Sellers AGL Energy and Arrow Energy will effectively give QPM $30m to take over the underperforming assets, while QPM will use them to underpin processing at its proposed refinery and support carbon abatement initiatives.
It comes as QPM also announces support from German financiers for the Townsville Energy Chemicals Hub, bringing total conditional debt funding for the project to more than $1.4bn.
QPM managing director Stephen Grocott said securing the energy supply chain through the Moranbah deal — expected to be finalised in June or July — could not be underestimated.
“This transaction is yet another commercial arrangement that the management team of QPM has been able to orchestrate to bring us one step closer to construction of the TECH project and to deliver value for shareholders,” he said in a statement.
The refinery is planned to be built in Townsville City Council’s Lansdown Eco-Industrial Precinct about 40km southwest of the city.
The gas project includes the production facilities and some 100 wells surrounding Moranbah, a 390km gas supply pipeline to Townsville which runs through the industry precinct, associated gas transport rights and 240 petajoules of proven and probable gas reserves.

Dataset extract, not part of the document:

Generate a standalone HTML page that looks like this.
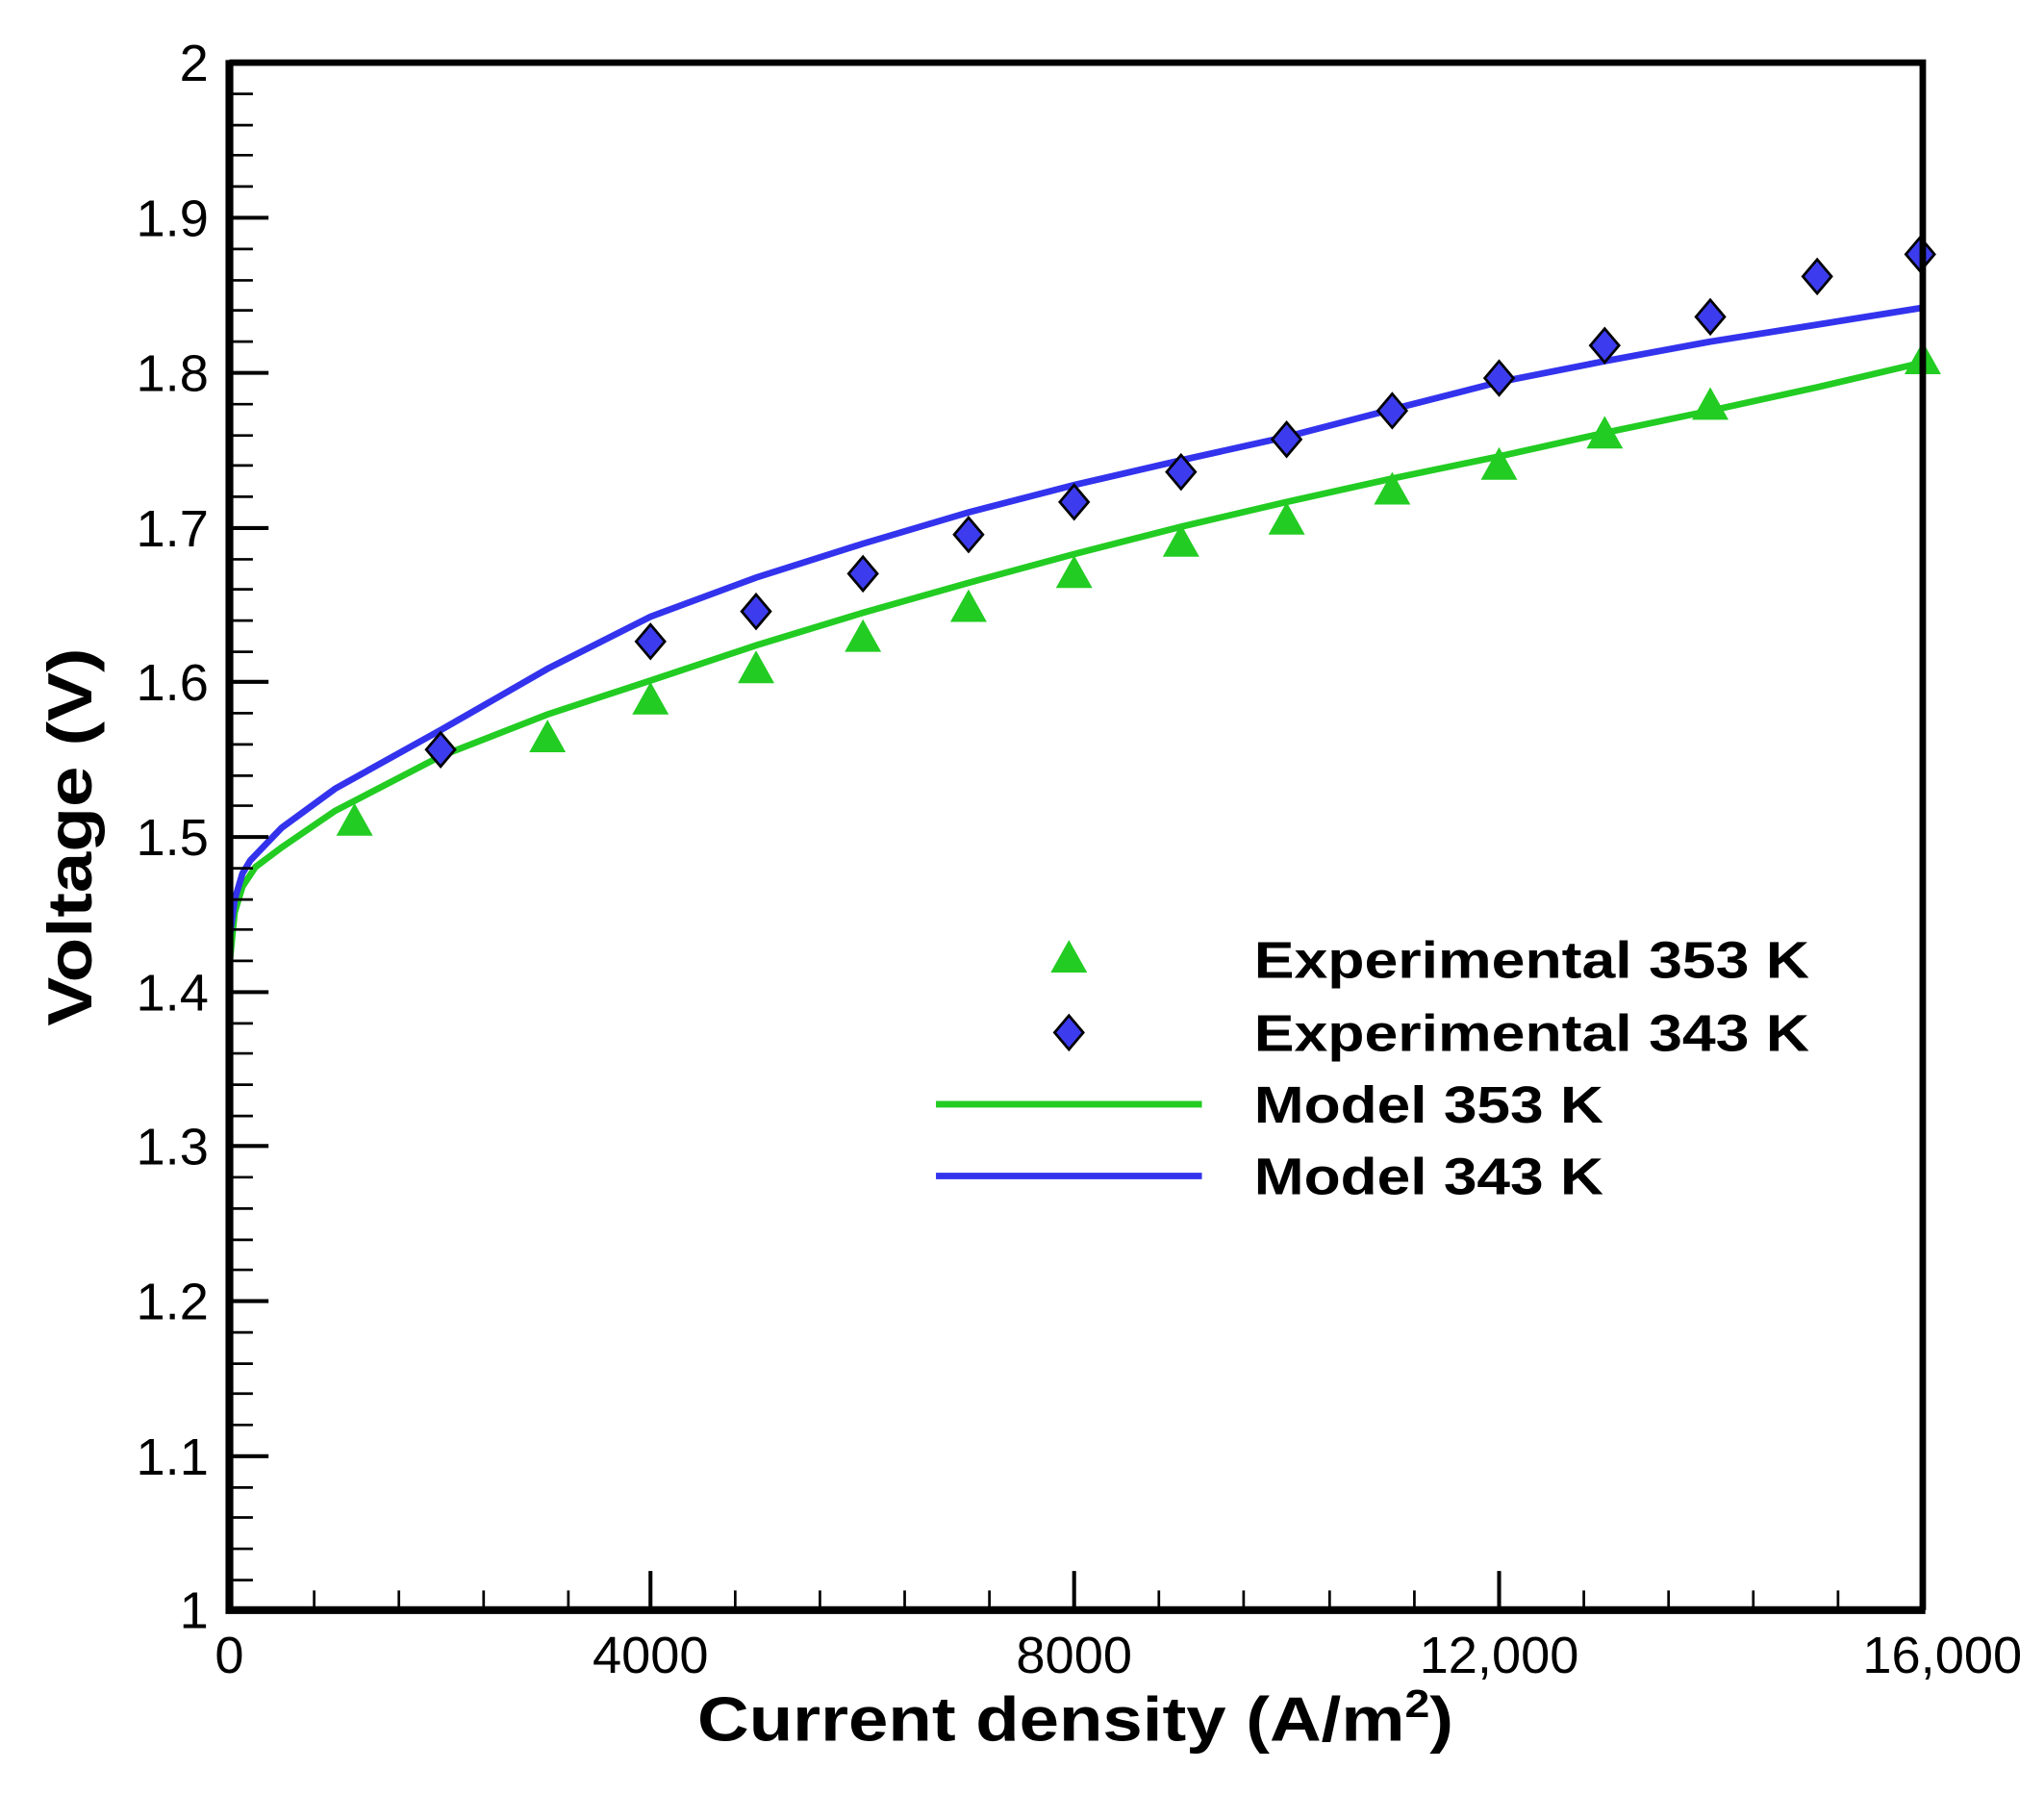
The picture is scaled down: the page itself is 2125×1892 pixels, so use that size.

Gas from the project supports Incitec Pivot’s ammonium nitrate plant at Moranbah, Ratch’s gas-fired Townsville Power Station at Yabulu and Glencore’s copper refinery at Stuart.
About 30 staff employed by the gas project are to be transferred to QPM subsidiary QPM Energy as part of the transaction.
QPM says it has been able to secure an “attractive pricing” because the assets are “non-core” to the vendors and the TECH project holds the key to unlocking their potential.
Also, the assets, which cost some $1bn to develop while supporting a relatively small customer base, are not connected to the wider eastern Australian gas market.
AGL wrote down the value of the gas assets to zero in 2016.
Under the deal, QPM Energy will pay the vendors $5m while receiving $35m from them to assume the supply obligations under current contracts.
“The $30m net consideration being paid to QPME provides buffer and working capital against any short term losses,” QPM says.
QPM Energy CEO David Wrench said the potential of the Moranbah project and QPME’s carbon abatement initiatives was enormous.
QPM Energy wants to help Northern Bowen Basin coal mines meet the federal government’s new emission safeguard mechanism by harnessing waste gas which would otherwise be flared, releasing CO2 into the atmosphere.
Minster for Resources Scott Stewart welcomed the deal, saying it would help QPM progress its refinery project set to create about 800 construction jobs and 1700 jobs during operation.
Subject to finance, QPM wants to start construction next year.
Investors also liked the deal with QPM’s share price soaring 38 per cent to 14.5c during trade on Wednesday.